Girls
Lena Dunham
par Helen Faradji
On se laissait en 2012 sur la déception causée par l’intronisation du nouveau petit roi de la comédie yankee, Seth MacFarlane (Ted). Mais on oubliait la vraie révélation, peut-être plus discrète, mais bien plus recommandable, qu’était l’arrivée de Lena Dunham dans le paysage audiovisuel mondial. La vraie princesse, c’est elle. Faute avouée à moitié pardonnée, il n’est jamais trop tard pour bien faire. La demoiselle, née en 1986 ( !), actrice, productrice, réalisatrice, scénariste de Girls abritée par HBO, mérite toute l’attention du monde.
Dès la première scène de la toute petite série d’à peine 10 épisodes d’une courte vingtaine de minutes chacun – l’instantanéité du mode de vie vingtenaire a tout contaminé -, la demoiselle protégée de Judd Apatow (le grand manitou s’intéressa à son cas en 2010 après qu’elle ait réalisé le petit hit indie Tiny Furnitures), le ton est donné. Hannah est paumée, quelque part dans la vingtaine, vient de se faire couper les vivres par ses parents excédés par son mode de vie bohème (la miss se rêve écrivaine – cauchemar parental) et trimballe ses kilos en trop et son visage ingrat comme une réponse-claque à tous les diktats que le monde de l’image a jugé bon d’imposer aux filles. Hannah, c’est un esprit neuf, une vivacité diabolique, un regard sur le monde qui ne s’embarrasse pas de le réinventer mais le réinterprète avec une modernité rafraîchissante et incisive.

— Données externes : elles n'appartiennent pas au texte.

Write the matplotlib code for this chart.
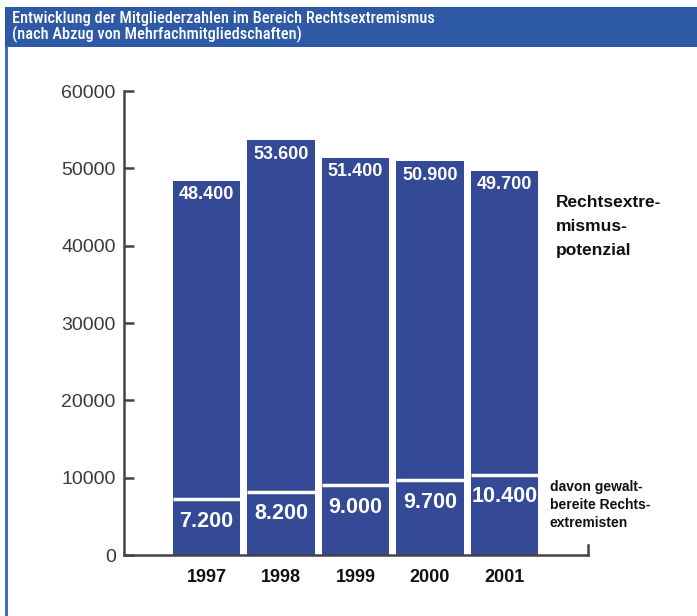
import matplotlib
matplotlib.use("Agg")
import matplotlib.pyplot as plt
from matplotlib.patches import Rectangle
from matplotlib.lines import Line2D
from matplotlib import font_manager

years = ["1997", "1998", "1999", "2000", "2001"]
total = [48400, 53600, 51400, 50900, 49700]
violent = [7200, 8200, 9000, 9700, 10400]
total_labels = ["48.400", "53.600", "51.400", "50.900", "49.700"]
violent_labels = ["7.200", "8.200", "9.000", "9.700", "10.400"]
yticks = [0, 10000, 20000, 30000, 40000, 50000, 60000]

title = "Entwicklung der Mitgliederzahlen im Bereich Rechtsextremismus\n(nach Abzug von Mehrfachmitgliedschaften)"
label_total = "Rechtsextre-\nmismus-\npotenzial"
label_violent = "davon gewalt-\nbereite Rechts-\nextremisten"

plt.rcParams['font.family'] = ['Liberation Sans', 'DejaVu Sans']

names = {f.name for f in font_manager.fontManager.ttflist}
cond = next((n for n in ['Roboto Condensed', 'Archivo Narrow', 'PT Sans Narrow', 'Liberation Sans Narrow']
             if n in names), 'Liberation Sans')

W, H = 697, 616
fig = plt.figure(figsize=(W / 100, H / 100), dpi=100)
fig.patch.set_facecolor("white")

# title bar and left border
fig.patches.append(Rectangle((5 / W, 1 - 47 / H), 1, 40 / H, transform=fig.transFigure,
                             facecolor="#2d59a5", edgecolor="none"))
fig.add_artist(Line2D([6 / W, 6 / W], [0, 1 - 47 / H], transform=fig.transFigure,
                      color="#2b62c4", lw=2))
fig.text(12 / W, 1 - 27 / H, title, color="white", family=[cond, 'DejaVu Sans'],
         fontweight="medium", fontsize=11.8, va="center", ha="left", linespacing=1.0)

bar_color = "#344a97"
left_px, right_px, bottom_px, top_px = 124, 588, 555, 91
ax = fig.add_axes([left_px / W, 1 - bottom_px / H, (right_px - left_px) / W, (bottom_px - top_px) / H])
unit = 74.5
x0 = 206.5
ax.set_xlim((left_px - x0) / unit, (right_px - x0) / unit)
ax.set_ylim(0, 60000)
xs = list(range(len(years)))

ax.bar(xs, total, width=0.9, color=bar_color, edgecolor="none", zorder=2)
for x, v in zip(xs, violent):
    ax.plot([x - 0.45, x + 0.45], [v, v], color="white", lw=2.5, zorder=4, solid_capstyle="butt")

for x, t, lab in zip(xs, total, total_labels):
    ax.annotate(lab, (x, t), xytext=(0, -10), textcoords="offset points", ha="center", va="center",
                color="white", fontsize=13, fontweight="bold", zorder=5)
for x, v, lab in zip(xs, violent, violent_labels):
    ax.annotate(lab, (x, v), xytext=(0, -16), textcoords="offset points", ha="center", va="center",
                color="white", fontsize=15.5, fontweight="bold", zorder=5)

for s in ["top", "right"]:
    ax.spines[s].set_visible(False)
for s in ["left", "bottom"]:
    ax.spines[s].set_color("#444444")
    ax.spines[s].set_linewidth(1.8)

ax.set_yticks(yticks)
ax.set_yticklabels([str(t) for t in yticks])
ax.tick_params(axis="y", direction="in", length=7, width=1.8, color="#444444",
               labelsize=14, labelcolor="#3a3a3a", pad=6)
ax.set_xticks(xs)
ax.set_xticklabels(years, fontweight="bold", fontsize=13)
ax.tick_params(axis="x", length=0, pad=10, labelcolor="#111111")

# end tick on bottom axis
ax.add_line(Line2D([1, 1], [0, 0.022], transform=ax.transAxes, color="#444444", lw=1.8, clip_on=False))

fig.text(556 / W, 1 - 227 / H, label_total, ha="left", va="center", fontsize=12.5,
         fontweight="bold", color="#111111", linespacing=1.75)
fig.text(550 / W, 1 - 505 / H, label_violent, ha="left", va="center", fontsize=10,
         fontweight="bold", color="#111111", linespacing=1.4)

fig.savefig("out.png", dpi=100, facecolor="white")
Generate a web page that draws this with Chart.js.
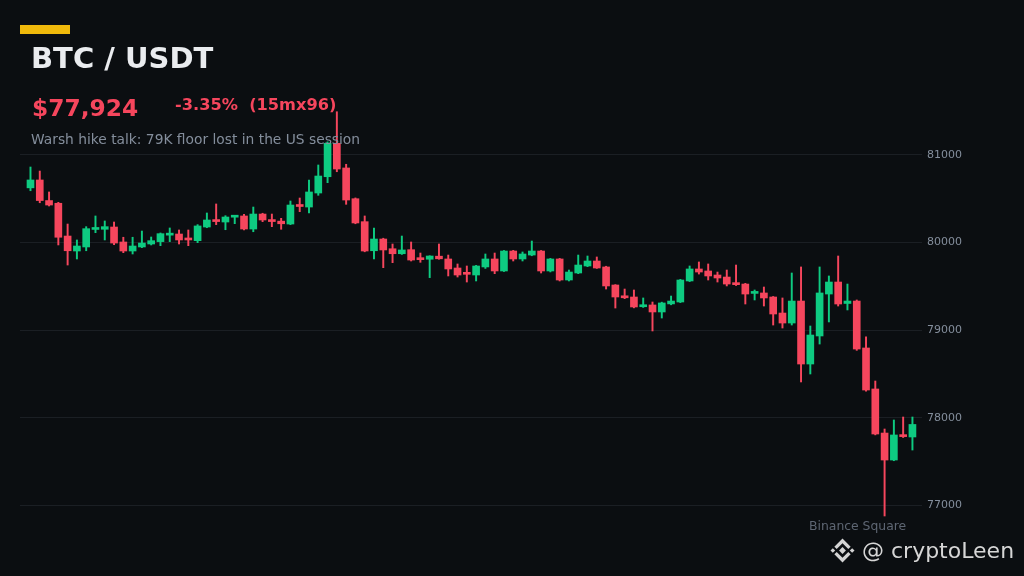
<!DOCTYPE html>
<html><head><meta charset="utf-8">
<script src="https://cdn.jsdelivr.net/npm/chart.js@4.4.0/dist/chart.umd.min.js"></script>
<style>
html,body{margin:0;padding:0;background:#0b0e11;width:1024px;height:576px;overflow:hidden;font-family:"DejaVu Sans",sans-serif;}
#wrap{position:relative;width:1024px;height:576px;}
#c{position:absolute;left:0;top:0;}
.t{position:absolute;line-height:1;white-space:pre;font-family:"DejaVu Sans",sans-serif;}
</style></head><body>
<div id="wrap">
<canvas id="c" width="1024" height="576"></canvas>
<div style="position:absolute;left:20px;top:25px;width:50px;height:9px;background:#f0b90b"></div>
<div class="t" style="left:31px;top:43.8px;font-size:29px;font-weight:bold;color:#eaecef">BTC / USDT</div>
<div class="t" style="left:32px;top:96.3px;font-size:23.3px;font-weight:bold;color:#f6465d">$77,924</div>
<div class="t" style="left:175px;top:97.2px;font-size:16.2px;font-weight:bold;color:#f6465d">-3.35%  (15mx96)</div>
<div class="t" style="left:31px;top:133.3px;font-size:13.8px;color:#848e9c">Warsh hike talk: 79K floor lost in the US session</div>
<div class="t" style="left:809px;top:519.5px;font-size:12.4px;color:#5e6673">Binance Square</div>
<svg style="position:absolute;left:829px;top:537px" width="27" height="27" viewBox="0 0 126 126">
<g fill="#d4d4d4">
<polygon points="63,47 79,63 63,79 47,63"/>
<polygon points="18,52 29,63 18,74 7,63"/>
<polygon points="108,52 119,63 108,74 97,63"/>
<polygon points="63,7 101,45 90,56 63,29 36,56 25,45"/>
<polygon points="63,119 25,81 36,70 63,97 90,70 101,81"/>
</g></svg>
<div class="t" style="left:862px;top:539.7px;font-size:22px;color:#d6d6d6">@ cryptoLeen</div>
</div>
<script>
// 96 x 15m candles, BTC/USDT
const candleIndex = Array.from({length:96},(_, i)=>i);
const opens  = [80625,80715,80480,80449,80075,79904,79950,80150,80152,80178,80007,79904,79950,79984,80011,80085,80098,80045,80022,80178,80261,80235,80290,80304,80155,80326,80260,80245,80212,80430,80406,80566,80752,81134,80852,80501,80239,79907,80041,79930,79873,79919,79820,79810,79845,79813,79710,79648,79630,79722,79813,79676,79904,79813,79858,79904,79676,79813,79573,79653,79733,79790,79722,79516,79390,79379,79268,79288,79208,79300,79322,79562,79699,79676,79630,79607,79535,79527,79420,79425,79379,79196,79082,79333,78614,78934,79413,79550,79305,79333,78797,78329,77826,77518,77804,77781];
const highs  = [80863,80817,80578,80460,80212,80030,80182,80304,80247,80235,80061,80061,80132,80064,80110,80167,80144,80144,80205,80338,80441,80307,80310,80323,80406,80335,80326,80277,80475,80509,80715,80886,81150,81494,80894,80510,80304,80167,80050,79984,80075,80007,79881,79850,79984,79858,79756,79733,79740,79870,79881,79910,79912,79893,80018,79910,79820,79820,79687,79858,79847,79836,79730,79520,79470,79459,79368,79322,79320,79390,79580,79733,79779,79756,79664,79687,79744,79535,79459,79493,79385,79368,79653,79722,79048,79722,79619,79847,79527,79345,78923,78420,77872,77975,78009,78009];
const lows   = [80592,80455,80418,79973,79744,79813,79907,80113,80030,79976,79885,79870,79942,79973,79965,80011,79984,79965,79999,80170,80205,80147,80216,80144,80124,80239,80182,80152,80205,80353,80338,80540,80684,80809,80437,80215,79895,79813,79714,79771,79865,79790,79775,79600,79810,79619,79607,79550,79562,79705,79645,79670,79790,79790,79850,79653,79665,79562,79562,79645,79725,79705,79470,79253,79360,79255,79260,78991,79139,79290,79315,79555,79641,79573,79550,79505,79510,79299,79345,79276,79059,79025,79059,78409,78500,78842,79094,79276,79231,78770,78305,77805,76879,77510,77775,77632];
const closes = [80715,80480,80429,80061,79907,79961,80159,80167,80182,79995,79904,79961,79995,80022,80102,80100,80030,80030,80190,80258,80240,80292,80305,80155,80326,80258,80240,80215,80429,80412,80578,80760,81134,80840,80486,80224,79904,80041,79916,79873,79916,79801,79805,79847,79815,79699,79630,79638,79733,79813,79676,79904,79813,79870,79904,79676,79813,79573,79664,79744,79790,79710,79505,79379,79370,79265,79288,79208,79311,79333,79573,79699,79664,79619,79596,79527,79520,79413,79436,79368,79185,79082,79333,78614,78945,79425,79550,79299,79333,78785,78317,77815,77518,77804,77785,77924];
const yTicks = [77000,78000,79000,80000,81000];

const GREEN = '#0ecb81', RED = '#f6465d';
const colors = candleIndex.map(i => closes[i] >= opens[i] ? GREEN : RED);

new Chart(document.getElementById('c'), {
  type: 'bar',
  data: {
    datasets: [
      { label: 'wick', data: candleIndex.map(i => ({x: i, y: [lows[i], highs[i]]})),
        backgroundColor: colors, barThickness: 1.3, grouped: false, order: 2 },
      { label: 'body', data: candleIndex.map(i => ({x: i, y: [opens[i], closes[i]]})),
        backgroundColor: colors, barThickness: 7, minBarLength: 2, grouped: false, order: 1 }
    ]
  },
  options: {
    responsive: false, animation: false, devicePixelRatio: 1,
    layout: { padding: { left: 20, top: 110, bottom: 56, right: 0 } },
    plugins: { legend: { display: false }, tooltip: { enabled: false } },
    scales: {
      x: { type: 'linear', min: -1.13, max: 96.03, offset: false, display: false },
      y: {
        position: 'right', min: 76833.3, max: 81513.7,
        afterBuildTicks: ax => { ax.ticks = yTicks.map(v => ({ value: v })); },
        afterFit: ax => { ax.width = 102; },
        ticks: { color: '#848e9c', font: { family: 'DejaVu Sans', size: 11 }, padding: 5, callback: v => String(v) },
        grid: { color: '#1b1f24', drawTicks: false, lineWidth: 1 },
        border: { display: false }
      }
    }
  }
});
</script>
</body></html>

Les filles de Sex and the City ont depuis longtemps remisé leurs stilettos, et c’est désormais en talons plats, jupes vintage et blouses à lavallières hipster que celles de Girls arpentent New York. La ville a d’ailleurs changé avec les générations. Non plus, le Village de conte de fées, mais le Brooklyn des idées, celui où tous les moins de 30 ans, twitter et instagram au bouts des ongles, ont l’intime conviction qu’ils laisseront leur marque. Et tout est bon pour ça. La moindre humiliation, la moindre éraflure à l’ego, le moindre petit caillou dans la chaussure : la légende de l’homo modernus se construit désormais par le moins, le négatif, le malaise que l’on ne prend plus la peine de maquiller. La dépréciation de soi, le recul, l’auto-ironie… et voilà comment les persona 3.0 se construisent. Évidemment, c’est cruel. Évidemment, c’est drôle. Et en bout de compte, le résultat est le même. Nombril, mon beau nombril, dis-moi qui est la plus intéressante ?
C’est d’ailleurs aussi jusque dans sa mise en scène que Girls raffine cette tendance du « moins, c’est plus ». Le scintillement des sitcoms a laissé place à un éclairage terne, entre chien et loup, refusant l’épate et le spectaculaire cheap pour privilégier une approche ultra-classique du champ-contre-champ. Rien de révolutionnaire ? Certainement pas. Mais une façon de s’inscrire dans une tradition de cinéma bien particulière, celle qu’inventait Woody Allen dans les années 70 où le contenant avait la charge de servir le contenu et non l’inverse. Celle d’un nouveau réalisme qui ne se – et ne nous – contait pas de menteries en se drapant dans le recours systématique à l’ironie méta et faisait de l’humain, dans toute sa banalité complexe et ses relations tordues aux autres, un héros de proximité, sans recours aux artifices de la caméra à l’épaule ou du plan-séquence de 2h46.
Aux côtés de ses copines (dont l’irrésistible Shoshanna, jeune vierge aux yeux encore brillants d’espoir mais qui se prendra bien vite le mur du réel sur le nez – interprétée par Zosia Mamet, fille de David), Hannah s’envisage en effet bien plus facilement comme une petite sœur moderne de Mia Farrow ou de Diane Keaton que comme celle de Sarah Jessica Parker ou, pire, de Blake Lively. Une petite sœur tatouée, crue, cash qui, sur fond de crise, de manque d’argent et de désillusions constantes, refuse de s’excuser d’être qui elle est. Même au contraire.
Girls n’est peut-être que le premier essai télé de Lena Dunham. Et la jeune fille n’a peut-être que 26 ans. Mais elle aura au moins déjà réalisé son rêve : inscrire son nom sur l’affiche. On le retiendra.